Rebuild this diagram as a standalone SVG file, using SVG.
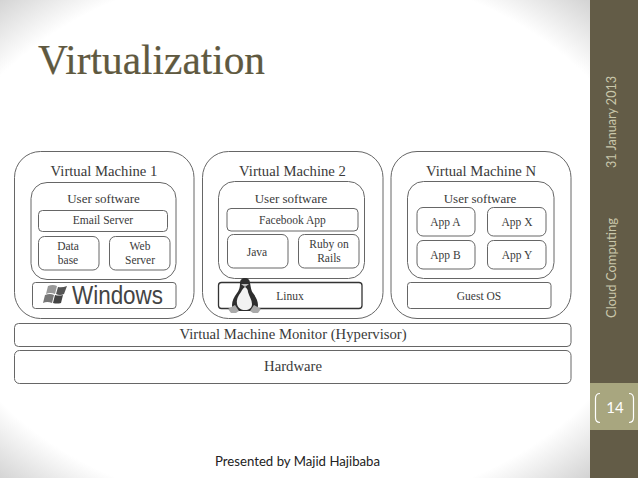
<svg xmlns="http://www.w3.org/2000/svg" width="638" height="478" viewBox="0 0 638 478">
<defs>
<radialGradient id="bg" cx="46%" cy="50%" r="68%"><stop offset="0" stop-color="#ffffff"/><stop offset="0.84" stop-color="#ffffff"/><stop offset="1" stop-color="#d4d4d4"/></radialGradient>
</defs>
<style>
.b{fill:#fff;stroke:#666;stroke-width:1}
.t{font-family:"Liberation Serif",serif;fill:#3a3a3a;text-anchor:middle}
.h{font-size:14.700px}
.u{font-size:13px}
.s{font-size:11.500px}
.side{font-family:Lato,"Liberation Sans",sans-serif;fill:#c9c7ab;font-size:13.500px}
</style>
<rect width="638" height="478" fill="url(#bg)"/>
<rect x="12" y="150" width="564" height="238" fill="#fff"/>
<text x="38" y="74" font-family="Liberation Serif,serif" font-size="42" fill="#5f5940" stroke="#5f5940" stroke-width="0.200" textLength="227" lengthAdjust="spacingAndGlyphs">Virtualization</text>

<g id="vm1">
<rect class="b" x="14.500" y="151.500" width="179.500" height="167" rx="26"/>
<text class="t h" x="104" y="176">Virtual Machine 1</text>
<rect class="b" x="31" y="182.500" width="145" height="97" rx="16"/>
<text class="t u" x="103.500" y="203">User software</text>
<g id="vm1-email"><rect class="b" x="38.500" y="210.500" width="129" height="21" rx="4"/><text class="t s" x="103" y="224">Email Server</text></g>
<g id="vm1-db"><rect class="b" x="38.500" y="236.500" width="60.500" height="33.500" rx="6"/><text class="t s" x="68" y="250">Data</text><text class="t s" x="68" y="264">base</text></g>
<g id="vm1-web"><rect class="b" x="109.500" y="236.500" width="60.500" height="33.500" rx="6"/><text class="t s" x="140" y="250">Web</text><text class="t s" x="140" y="264">Server</text></g>
<g id="vm1-windows"><rect class="b" x="32.500" y="282.500" width="143.500" height="26" rx="3"/>
<path d="M48 286q5-2 9 0l-2 8q-5-2-9 0z" fill="#999"/><path d="M58 287q4 1 9-1l-3 8q-4 2-8 0z" fill="#555"/><path d="M45 295q5-2 9 0l-2 8q-5-2-9 0z" fill="#777"/><path d="M55 295q4 1 8 0l-2 8q-4 1-8 0z" fill="#444"/>
<text x="72" y="304" font-family="Liberation Sans,sans-serif" font-size="25" fill="#444" textLength="91" lengthAdjust="spacingAndGlyphs">Windows</text></g>
</g>

<g id="vm2">
<rect class="b" x="202.500" y="151.500" width="180.500" height="167" rx="26"/>
<text class="t h" x="292.500" y="176">Virtual Machine 2</text>
<rect class="b" x="218.500" y="181.500" width="146" height="97" rx="16"/>
<text class="t u" x="291" y="203">User software</text>
<g id="vm2-facebook"><rect class="b" x="227" y="208.500" width="131" height="22.500" rx="4"/><text class="t s" x="292.500" y="224">Facebook App</text></g>
<g id="vm2-java"><rect class="b" x="227.500" y="234.500" width="60.500" height="33.500" rx="6"/><text class="t s" x="257" y="256">Java</text></g>
<g id="vm2-ruby"><rect class="b" x="298.500" y="234.500" width="60.500" height="33.500" rx="6"/><text class="t s" x="329" y="248">Ruby on</text><text class="t s" x="329" y="262">Rails</text></g>
<g id="vm2-linux"><rect x="218.500" y="282.500" width="143.500" height="26" rx="3" fill="#fff" stroke="#333" stroke-width="1.300"/>
<text class="t s" x="290" y="300">Linux</text>
<path d="M245 278c-3 0-5 2-5 5 0 5-1 7-3 10-3 4-5 8-5 12 0 3 1 5 3 6h20c2-1 3-3 3-6 0-4-2-8-5-12-2-3-2-5-3-10 0-3-2-5-5-5z" fill="#2e2e2e"/>
<path d="M245 287c-2 1-3 3-4 5-3 4-5 8-4 12 1 4 4 6 8 6s7-2 7-6c0-4-3-8-4-12 0-2-1-4-3-5z" fill="#f2f2f2"/>
<path d="M241 284h8l-4 3z" fill="#bbb"/>
<path d="M228 309l7-4 4 6-3 2h-5zM261 309l-7-4-4 6 3 2h5z" fill="#aaa"/>
</g>
</g>

<g id="vmn">
<rect class="b" x="391" y="151.500" width="180" height="167" rx="26"/>
<text class="t h" x="481" y="176">Virtual Machine N</text>
<rect class="b" x="407.500" y="181.500" width="146.500" height="97" rx="16"/>
<text class="t u" x="480" y="203">User software</text>
<g id="vmn-a"><rect class="b" x="417" y="207.500" width="58" height="28.500" rx="6"/><text class="t s" x="445.500" y="226">App A</text></g>
<g id="vmn-x"><rect class="b" x="487.500" y="207.500" width="58.500" height="28.500" rx="6"/><text class="t s" x="517" y="226">App X</text></g>
<g id="vmn-b"><rect class="b" x="417" y="240.500" width="58" height="28.500" rx="6"/><text class="t s" x="445.500" y="259">App B</text></g>
<g id="vmn-y"><rect class="b" x="487.500" y="240.500" width="58.500" height="28.500" rx="6"/><text class="t s" x="517" y="259">App Y</text></g>
<g id="vmn-guest"><rect class="b" x="407.500" y="282.500" width="143.500" height="26" rx="3"/><text class="t s" x="479" y="300">Guest OS</text></g>
</g>

<g id="hypervisor"><rect class="b" x="14.500" y="323.500" width="556.500" height="23" rx="4"/><text class="t h" x="293" y="339">Virtual Machine Monitor (Hypervisor)</text></g>
<g id="hardware"><rect class="b" x="14.500" y="350.500" width="556.500" height="33" rx="5"/><text class="t h" x="293" y="371">Hardware</text></g>

<g id="sidebar">
<rect x="590" y="0" width="48" height="478" fill="#635c47"/>
<rect x="590" y="383" width="48" height="47" fill="#a8a67f"/>
<text class="side" transform="translate(616 168) rotate(-90)" textLength="92" lengthAdjust="spacingAndGlyphs">31 January 2013</text>
<text class="side" transform="translate(616 318) rotate(-90)" textLength="100" lengthAdjust="spacingAndGlyphs">Cloud Computing</text>
<path d="M600 393.500q-4.500 0-4.500 5v19q0 5 4.500 5M629 393.500q4.500 0 4.500 5v19q0 5-4.500 5" fill="none" stroke="#fff" stroke-width="1.200"/>
<text x="615" y="413" font-family="Lato,Liberation Sans,sans-serif" font-size="15" fill="#fff" text-anchor="middle">14</text>
</g>
<text x="215" y="466" font-family="Lato,Liberation Sans,sans-serif" font-size="14" fill="#222" textLength="165" lengthAdjust="spacingAndGlyphs">Presented by Majid Hajibaba</text>
</svg>
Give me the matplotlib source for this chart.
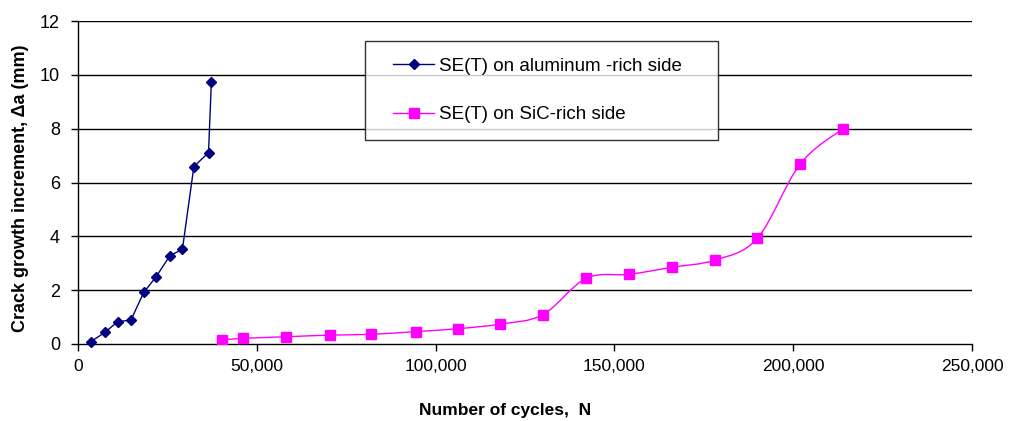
import matplotlib
matplotlib.use("Agg")
import matplotlib.pyplot as plt
from matplotlib.path import Path
from matplotlib.patches import PathPatch
from matplotlib.lines import Line2D
from matplotlib.legend_handler import HandlerLine2D
from matplotlib.ticker import FuncFormatter

plt.rcParams['font.family'] = ['Liberation Sans', 'DejaVu Sans']

# SE(T) on aluminum-rich side
al_cycles = [3600, 7500, 11100, 14800, 18400, 21800, 25700, 29200, 32400, 36500, 37300]
al_da = [0.09, 0.43, 0.83, 0.89, 1.92, 2.49, 3.28, 3.52, 6.59, 7.11, 9.75]

# SE(T) on SiC-rich side
sic_cycles = [40300, 46200, 58300, 70400, 82000, 94400, 106400, 118100, 130000,
              142100, 154200, 166100, 178200, 190000, 201900, 213800]
sic_da = [0.15, 0.21, 0.27, 0.33, 0.36, 0.46, 0.57, 0.74, 1.09,
          2.44, 2.59, 2.85, 3.12, 3.93, 6.68, 7.99]

label_al = "SE(T) on aluminum -rich side"
label_sic = "SE(T) on SiC-rich side"
blue = "#000080"
pink = "#FF00FF"


def smooth_path(xs, ys):
    # Excel-like smoothed line: Catmull-Rom as cubic Bezier segments
    pts = list(zip(xs, ys))
    verts = [pts[0]]
    codes = [Path.MOVETO]
    n = len(pts)
    for i in range(n - 1):
        p0 = pts[i - 1] if i > 0 else pts[i]
        p1 = pts[i]
        p2 = pts[i + 1]
        p3 = pts[i + 2] if i + 2 < n else pts[i + 1]
        c1 = (p1[0] + (p2[0] - p0[0]) / 6, p1[1] + (p2[1] - p0[1]) / 6)
        c2 = (p2[0] - (p3[0] - p1[0]) / 6, p2[1] - (p3[1] - p1[1]) / 6)
        verts += [c1, c2, p2]
        codes += [Path.CURVE4] * 3
    return Path(verts, codes)


fig = plt.figure(figsize=(10.10, 4.21), dpi=100)
ax = fig.add_axes([78 / 1010, 1 - 344 / 421, 894 / 1010, 323 / 421])

ax.set_xlim(0, 250000)
ax.set_ylim(0, 12)
ax.set_xticks(range(0, 250001, 50000))
ax.set_yticks(range(0, 13, 2))
ax.xaxis.set_major_formatter(FuncFormatter(lambda v, p: f"{int(v):,}"))

for y in range(2, 13, 2):
    ax.axhline(y, color="black", lw=1.0, zorder=1)

ax.spines["top"].set_visible(False)
ax.spines["right"].set_visible(False)
for s in ("left", "bottom"):
    ax.spines[s].set_linewidth(1.0)
    ax.spines[s].set_color("black")
ax.tick_params(axis="both", direction="out", length=5, width=1.0)
ax.tick_params(axis="x", pad=6, labelsize=12.5)
ax.tick_params(axis="y", pad=8, labelsize=13)

ax.plot(al_cycles, al_da, color=blue, lw=1.0, marker="D", ms=5.5,
        markeredgecolor=blue, markerfacecolor=blue, zorder=3, clip_on=False)

ax.add_patch(PathPatch(smooth_path(sic_cycles, sic_da), facecolor="none",
                       edgecolor=pink, lw=1.0, zorder=3))
ax.plot(sic_cycles, sic_da, ls="none", marker="s", ms=6.5, color=pink, zorder=4)

handles = [Line2D([], [], color=blue, lw=1.0, marker="D", ms=5.5),
           Line2D([], [], color=pink, lw=1.0, marker="s", ms=6.5)]
leg = ax.legend(handles, [label_al, label_sic], loc="upper left",
                bbox_to_anchor=(365 / 1010, 1 - 41 / 421, 353 / 1010, 0),
                bbox_transform=fig.transFigure, mode="expand",
                fontsize=13.5, frameon=True, fancybox=False, borderpad=0.9,
                labelspacing=1.65, handlelength=2.8, handletextpad=0.25,
                borderaxespad=0,
                handler_map={Line2D: HandlerLine2D(xpad=0.6)})
leg.get_frame().set_edgecolor("black")
leg.get_frame().set_linewidth(1.0)

fig.text(21 / 1010, 1 - 188 / 421, "Crack growth increment, \u0394a (mm)",
         rotation=90, ha="center", va="center", fontsize=13, fontweight="bold")
fig.text(505 / 1010, 1 - 410 / 421, "Number of cycles,  N",
         ha="center", va="center", fontsize=12.5, fontweight="bold")

fig.savefig("out.png", dpi=100)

....................

_Exercise goal_
Word for word, retype the lines in the entries above that run from the one with "Give me the matplotlib source for this chart." through the one with "6.59, 7.11, 9.75]". Both ends count; pictures do not.

_Reply_
Give me the matplotlib source for this chart.
import matplotlib
matplotlib.use("Agg")
import matplotlib.pyplot as plt
from matplotlib.path import Path
from matplotlib.patches import PathPatch
from matplotlib.lines import Line2D
from matplotlib.legend_handler import HandlerLine2D
from matplotlib.ticker import FuncFormatter

plt.rcParams['font.family'] = ['Liberation Sans', 'DejaVu Sans']

# SE(T) on aluminum-rich side
al_cycles = [3600, 7500, 11100, 14800, 18400, 21800, 25700, 29200, 32400, 36500, 37300]
al_da = [0.09, 0.43, 0.83, 0.89, 1.92, 2.49, 3.28, 3.52, 6.59, 7.11, 9.75]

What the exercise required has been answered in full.